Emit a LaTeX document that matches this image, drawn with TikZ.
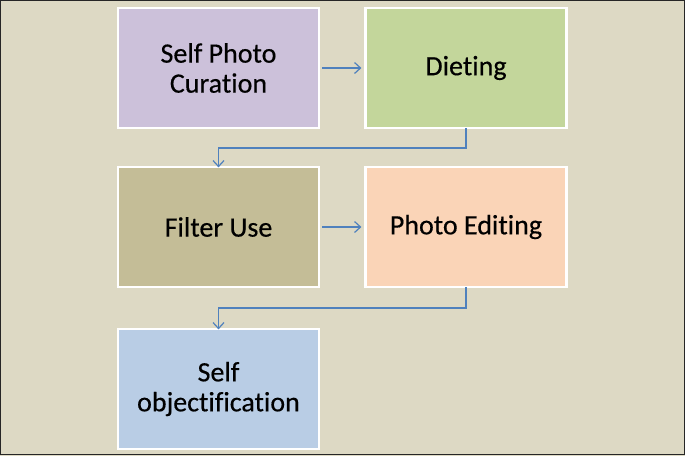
\documentclass[tikz,border=0pt]{standalone}
\usepackage{fontspec}
\setmainfont{Carlito}[Ligatures=NoCommon, FakeBold=0.4]
\usetikzlibrary{arrows.meta}
\definecolor{bg}{HTML}{DDD9C4}
\definecolor{cA}{HTML}{CCC1DA}
\definecolor{cB}{HTML}{C3D69B}
\definecolor{cC}{HTML}{C4BD97}
\definecolor{cD}{HTML}{FAD4B7}
\definecolor{cE}{HTML}{B9CDE5}
\definecolor{arr}{HTML}{4F81BD}
\tikzset{
  box/.style={draw=white, line width=2.2pt, minimum width=201pt, minimum height=120pt,
    inner sep=0pt, align=center, font=\fontsize{28}{30}\selectfont, text=black},
  conn/.style={draw=arr, line width=1.2pt, -{Straight Barb[length=6pt,width=11pt,line width=1.2pt]}},
}
\begin{document}
\begin{tikzpicture}[x=1pt,y=-1pt]
\useasboundingbox (0,0) rectangle (685,456);
\fill[bg] (0,0) rectangle (685,456);
\draw[black!85, line width=1pt] (0.5,0.5) rectangle (684.5,454.5);
\node[box, fill=cA] (a) at (218.5,68) {Self Photo\\Curation};
\node[box, fill=cB] (b) at (466,68) {Dieting};
\node[box, fill=cC] (c) at (218.5,227) {Filter Use};
\node[box, fill=cD] (d) at (466,227) {Photo Editing};
\node[box, fill=cE] (e) at (218.5,389) {Self\\objectification};
\draw[conn] ([xshift=2pt]a.east) -- ([xshift=-3pt]b.west);
\draw[conn] ([xshift=2pt]c.east) -- ([xshift=-3pt]d.west);
\draw[conn] ([yshift=1pt]b.south) |- (466,148) -| ([yshift=-1.5pt]c.north);
\draw[conn] ([yshift=1pt]d.south) |- (466,308) -| ([yshift=-1.5pt]e.north);
\end{tikzpicture}
\end{document}
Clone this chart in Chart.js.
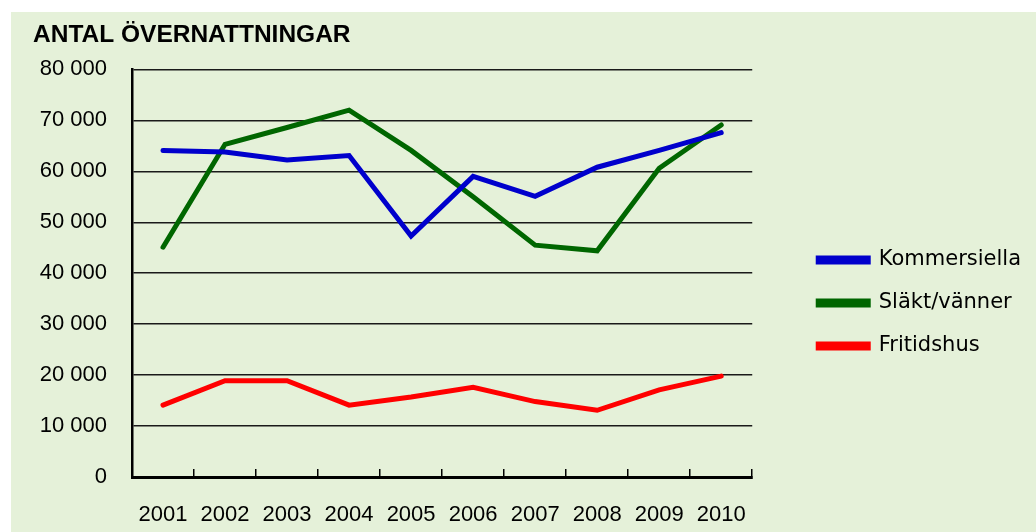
<!DOCTYPE html>
<html>
<head>
<meta charset="utf-8">
<script src="https://cdn.jsdelivr.net/npm/chart.js@4"></script>
<style>
  body { margin: 0; background: #ffffff; }
  #wrap {
    position: absolute; left: 11px; top: 12px; width: 1025px; height: 520px;
    background: #e5f1d9;
  }
</style>
</head>
<body>
<div id="wrap"><canvas id="chartNatter" width="1025" height="520"></canvas></div>
<script>
// Kategorier och serier
const years = ['2001', '2002', '2003', '2004', '2005', '2006', '2007', '2008', '2009', '2010'];
const kommersiella = [64100, 63800, 62200, 63100, 47300, 59000, 55100, 60800, 64100, 67600];
const slaktVanner = [45100, 65300, 68600, 72000, 64100, 55000, 45500, 44400, 60600, 69100];
const fritidshus = [14100, 18900, 18900, 14100, 15700, 17600, 14800, 13100, 17100, 19800];
const yMax = 80000;
const yStep = 10000;

// Tusentalsavgränsare med mellanslag
function formatTal(v) {
    return String(v).replace(/\B(?=(\d{3})+(?!\d))/g, ' ');
}

const tickFont = { family: 'Liberation Sans, Arial, sans-serif', size: 22 };

new Chart(document.getElementById('chartNatter'), {
    type: 'line',
    data: {
        labels: years,
        datasets: [
            { label: 'Kommersiella', data: kommersiella, borderColor: '#0000cc', backgroundColor: '#0000cc' },
            { label: 'Släkt/vänner', data: slaktVanner, borderColor: '#006600', backgroundColor: '#006600' },
            { label: 'Fritidshus', data: fritidshus, borderColor: '#ff0000', backgroundColor: '#ff0000' }
        ]
    },
    options: {
        responsive: false,
        animation: false,
        layout: { padding: { left: 22, right: 5, top: 0, bottom: 0 } },
        elements: {
            line: { borderWidth: 5, tension: 0, borderCapStyle: 'round', fill: false },
            point: { radius: 0 }
        },
        plugins: {
            title: {
                display: true,
                text: 'ANTAL ÖVERNATTNINGAR',
                align: 'start',
                color: '#000',
                font: { family: 'Liberation Sans, Arial, sans-serif', size: 24.5, weight: 'bold' },
                padding: { top: 9, bottom: 19 }
            },
            legend: {
                position: 'right',
                maxWidth: 320,
                // tom rubrik, bara för att flytta ner förklaringen
                title: { display: true, text: ' ', font: { size: 10, lineHeight: 1 }, padding: { top: 52, bottom: 0 } },
                labels: {
                    color: '#000',
                    boxWidth: 50,
                    boxHeight: 4,
                    padding: 22,
                    font: { family: 'DejaVu Sans, Verdana, sans-serif', size: 21 }
                }
            },
            tooltip: { enabled: false }
        },
        scales: {
            x: {
                offset: true,
                grid: { offset: true, drawOnChartArea: false, drawTicks: true, tickLength: -8, color: '#000', lineWidth: 1.5 },
                border: { display: true, color: '#000', width: 3 },
                ticks: { color: '#000', font: tickFont, padding: 33, maxRotation: 0 },
                afterFit: function (scale) { scale.height = 55; }
            },
            y: {
                min: 0,
                max: yMax,
                grid: { drawTicks: false, color: '#1a1a1a', lineWidth: 1.5 },
                border: { display: true, color: '#000', width: 2.5 },
                ticks: { stepSize: yStep, color: '#000', font: tickFont, padding: 25, callback: formatTal },
                afterFit: function (scale) { scale.width = 99; }
            },
            // tomt avstånd mellan diagram och förklaring
            gap: {
                position: 'right',
                display: true,
                grid: { display: false, drawTicks: false },
                border: { display: false },
                ticks: { display: false },
                afterFit: function (scale) { scale.width = 44; }
            }
        }
    }
});
</script>
</body>
</html>
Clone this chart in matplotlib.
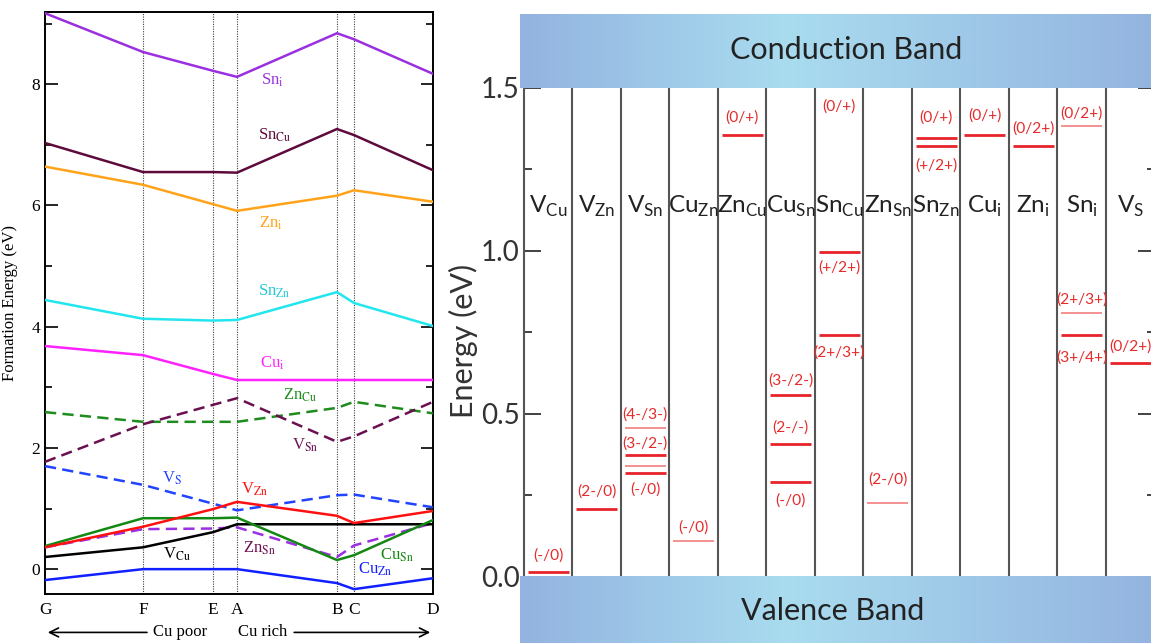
import numpy as np
import matplotlib
matplotlib.use('Agg')
import matplotlib.pyplot as plt
from matplotlib.colors import LinearSegmentedColormap

# ---------------- left panel: formation energies along the chemical potential path
path_points = ['G', 'F', 'E', 'A', 'B', 'C', 'D']
path_x = [0.0, 0.98, 1.68, 1.92, 2.92, 3.09, 3.88]

sn_i = [9.17, 8.53, 8.22, 8.12, 8.84, 8.74, 8.17]
sn_cu = [7.03, 6.55, 6.55, 6.54, 7.26, 7.16, 6.58]
zn_i = [6.64, 6.34, 6.02, 5.91, 6.16, 6.25, 6.06]
sn_zn = [4.44, 4.13, 4.10, 4.11, 4.57, 4.39, 4.01]
cu_i = [3.68, 3.53, 3.22, 3.12, 3.12, 3.12, 3.12]
zn_cu = [2.59, 2.43, 2.43, 2.43, 2.66, 2.76, 2.57]
v_sn = [1.77, 2.39, 2.71, 2.82, 2.10, 2.19, 2.76]
v_s = [1.70, 1.39, 1.08, 0.97, 1.22, 1.23, 1.02]
v_zn = [0.36, 0.70, 0.99, 1.11, 0.88, 0.76, 0.96]
cu_sn = [0.38, 0.84, 0.84, 0.85, 0.15, 0.23, 0.81]
zn_sn = [0.36, 0.66, 0.67, 0.69, 0.20, 0.39, 0.76]
v_cu = [0.20, 0.36, 0.61, 0.74, 0.74, 0.74, 0.74]
cu_zn = [-0.18, 0.0, 0.0, 0.0, -0.23, -0.33, -0.15]

# ---------------- right panel: transition levels in the gap
defect_names = [('V', 'Cu'), ('V', 'Zn'), ('V', 'Sn'), ('Cu', 'Zn'), ('Zn', 'Cu'),
                ('Cu', 'Sn'), ('Sn', 'Cu'), ('Zn', 'Sn'), ('Sn', 'Zn'), ('Cu', 'i'),
                ('Zn', 'i'), ('Sn', 'i'), ('V', 'S')]
band_gap = 1.5

level_col = [0, 1, 2, 2, 2, 2, 3, 4, 5, 5, 5, 6, 6, 7, 8, 8, 9, 10, 11, 11, 11, 12]
level_e = [0.015, 0.21, 0.457, 0.374, 0.340, 0.319, 0.11, 1.356, 0.558, 0.408, 0.291,
           0.997, 0.742, 0.227, 1.347, 1.322, 1.356, 1.322, 1.383, 0.81, 0.742, 0.656]
level_bold = [1, 1, 0, 1, 0, 1, 0, 1, 1, 1, 1, 1, 1, 0, 1, 1, 1, 1, 0, 0, 1, 1]

label_col = [0, 1, 2, 2, 2, 3, 4, 5, 5, 5, 6, 6, 6, 7, 8, 8, 9, 10, 11, 11, 11, 12]
label_e = [0.067, 0.261, 0.497, 0.408, 0.267, 0.153, 1.408, 0.604, 0.457, 0.236,
           1.442, 0.948, 0.687, 0.298, 1.408, 1.261, 1.417, 1.377, 1.423, 0.85, 0.672, 0.706]
label_text = ['(-/0)', '(2-/0)', '(4-/3-)', '(3-/2-)', '(-/0)', '(-/0)', '(0/+)',
              '(3-/2-)', '(2-/-)', '(-/0)', '(0/+)', '(+/2+)', '(2+/3+)', '(2-/0)',
              '(0/+)', '(+/2+)', '(0/+)', '(0/2+)', '(0/2+)', '(2+/3+)', '(3+/4+)', '(0/2+)']

NARROW = ['Lato', 'DejaVu Sans']
SERIF = ['Liberation Serif', 'DejaVu Serif']
plt.rcParams['mathtext.fontset'] = 'custom'
plt.rcParams['mathtext.rm'] = 'Lato'

fig = plt.figure(figsize=(11.51, 6.43), dpi=100)

# ================= left panel
ax1 = fig.add_axes([45 / 1151, 49 / 643, 388 / 1151, 582 / 643])

# (values, line colour, dashed, label, subscript, label x, label y, label colour)
series = [
    (sn_i, '#9a30e0', False, 'Sn', 'i', 2.16, 8.00, '#9a30e0'),
    (sn_cu, '#5e0a3c', False, 'Sn', 'Cu', 2.13, 7.08, '#5e0a3c'),
    (zn_i, '#ffa31a', False, 'Zn', 'i', 2.14, 5.63, '#ffa31a'),
    (sn_zn, '#22e6ee', False, 'Sn', 'Zn', 2.13, 4.52, '#22c8d8'),
    (cu_i, '#ff22ff', False, 'Cu', 'i', 2.15, 3.32, '#ff22ff'),
    (zn_cu, '#1e8c1e', True, 'Zn', 'Cu', 2.38, 2.79, '#1e8c1e'),
    (v_sn, '#6a1050', True, 'V', 'Sn', 2.47, 1.98, '#6a1050'),
    (v_s, '#2244ff', True, 'V', 'S', 1.17, 1.42, '#2244ff'),
    (zn_sn, '#9a30e0', True, 'Zn', 'Sn', 1.98, 0.28, '#6a1050'),
    (v_cu, '#000000', False, 'V', 'Cu', 1.18, 0.18, '#000000'),
    (cu_sn, '#138813', False, 'Cu', 'Sn', 3.35, 0.15, '#138813'),
    (v_zn, '#ff1010', False, 'V', 'Zn', 1.96, 1.25, '#ff1010'),
    (cu_zn, '#1020ff', False, 'Cu', 'Zn', 3.13, -0.07, '#1020ff'),
]

for vals, col, dashed, main, sub, lx, ly, lcol in series:
    ls = (0, (4.5, 2.5)) if dashed else '-'
    ax1.plot(path_x, vals, color=col, lw=1.8, ls=ls, zorder=3)
    ax1.text(lx, ly, main + r'$_{\mathrm{' + sub + '}}$', color=lcol, fontsize=12,
             family=SERIF, math_fontfamily='stix', va='baseline', zorder=4)

for x in path_x[1:-1]:
    ax1.axvline(x, color='0.25', lw=0.8, ls=(0, (1, 1.2)), zorder=1)

ax1.set_xlim(path_x[0], path_x[-1])
ax1.set_ylim(-0.41, 9.19)
ax1.set_xticks(path_x)
ax1.set_xticklabels(path_points, family=SERIF, fontsize=12.5)
ax1.tick_params(axis='x', length=0, pad=6)
ax1.set_yticks([0, 2, 4, 6, 8])
ax1.set_yticks([1, 3, 5, 7, 9], minor=True)
ax1.set_yticklabels(['0', '2', '4', '6', '8'], family=SERIF, fontsize=12.5)
ax1.tick_params(axis='y', which='both', direction='in', left=True, right=True, width=1.2)
ax1.tick_params(axis='y', which='major', length=9)
ax1.tick_params(axis='y', which='minor', length=5)
for sp in ax1.spines.values():
    sp.set_linewidth(1.4)
ax1.set_ylabel('Formation Energy (eV)', family=SERIF, fontsize=12)
ax1.yaxis.set_label_coords(-0.07, 0.5)

arrow_y = -0.066
ax1.annotate('', xy=(0.0, arrow_y), xytext=(0.27, arrow_y), xycoords='axes fraction',
             arrowprops=dict(arrowstyle='->', lw=1.2, color='k', mutation_scale=16))
ax1.annotate('', xy=(1.0, arrow_y), xytext=(0.635, arrow_y), xycoords='axes fraction',
             arrowprops=dict(arrowstyle='->', lw=1.2, color='k', mutation_scale=16))
ax1.text(0.348, arrow_y, 'Cu poor', transform=ax1.transAxes, ha='center', va='center',
         family=SERIF, fontsize=12)
ax1.text(0.562, arrow_y, 'Cu rich', transform=ax1.transAxes, ha='center', va='center',
         family=SERIF, fontsize=12)

# ================= right panel
ncol = len(defect_names)
ax2 = fig.add_axes([520 / 1151, 0, 634.5 / 1151, 629 / 643])
ax2.set_xlim(-0.08, ncol)
ax2.set_ylim(-0.2025, 1.727)

band_cmap = LinearSegmentedColormap.from_list(
    'band', [(0.0, '#93b3e0'), (0.42, '#a9dcef'), (1.0, '#94b4e0')])
grad = np.linspace(0, 1, 256).reshape(1, -1)
ax2.imshow(grad, cmap=band_cmap, extent=(-0.08, ncol, band_gap, 1.727),
           aspect='auto', zorder=3)
ax2.imshow(grad, cmap=band_cmap, extent=(-0.08, ncol, -0.2025, 0),
           aspect='auto', zorder=3)
ax2.text(6.64, 1.617, 'Conduction Band', ha='center', va='center', fontsize=22,
         family=NARROW, color='#222222', zorder=4)
ax2.text(6.36, -0.105, 'Valence Band', ha='center', va='center', fontsize=22,
         family=NARROW, color='#222222', zorder=4)

ax2.vlines(np.arange(1, ncol), 0, band_gap, color='#555555', lw=1.5, zorder=1)
for side, pos in (('left', 0), ('right', ncol)):
    ax2.spines[side].set_position(('data', pos))
    ax2.spines[side].set_bounds(0, band_gap)
    ax2.spines[side].set_color('#555555')
    ax2.spines[side].set_linewidth(1.5)
ax2.spines['top'].set_visible(False)
ax2.spines['bottom'].set_visible(False)

ax2.set_xticks([])
ax2.set_yticks([0, 0.5, 1.0, 1.5])
ax2.set_yticks([0.25, 0.75, 1.25], minor=True)
ax2.set_yticklabels(['0.0', '0.5', '1.0', '1.5'], family=NARROW, fontsize=20,
                    color='#333333')
ax2.tick_params(axis='y', which='both', direction='in', left=True, right=True,
                color='#333333', width=1.3, pad=3)
ax2.tick_params(axis='y', which='major', length=12)
ax2.tick_params(axis='y', which='minor', length=6)
ax2.set_ylabel('Energy (eV)', family=NARROW, fontsize=22, color='#333333')
ax2.yaxis.set_label_coords(-0.066, 0.48)

for i, (main, sub) in enumerate(defect_names):
    ax2.text(i + 0.5, 1.117, main + r'$_{\mathrm{' + sub + '}}$', ha='center',
             va='baseline', fontsize=17.5, family=NARROW, math_fontfamily='custom',
             color='#222222', zorder=2)

for c, e, b in zip(level_col, level_e, level_bold):
    if b:
        ax2.hlines(e, c + 0.08, c + 0.92, color='#e8232a', lw=2.0, zorder=2)
    else:
        ax2.hlines(e, c + 0.08, c + 0.92, color='#f39090', lw=1.4, zorder=2)

for c, e, t in zip(label_col, label_e, label_text):
    ax2.text(c + 0.5, e, t, ha='center', va='center', fontsize=11.2, family=NARROW,
             color='#e52b2b', zorder=2)

fig.savefig('out.png', dpi=100)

════════════════

WRITTEN EXERCISE: Select all lines with the word "matplotlib" from the entries above.

RESULT:
Clone this chart in matplotlib.
import matplotlib
matplotlib.use('Agg')
import matplotlib.pyplot as plt
from matplotlib.colors import LinearSegmentedColormap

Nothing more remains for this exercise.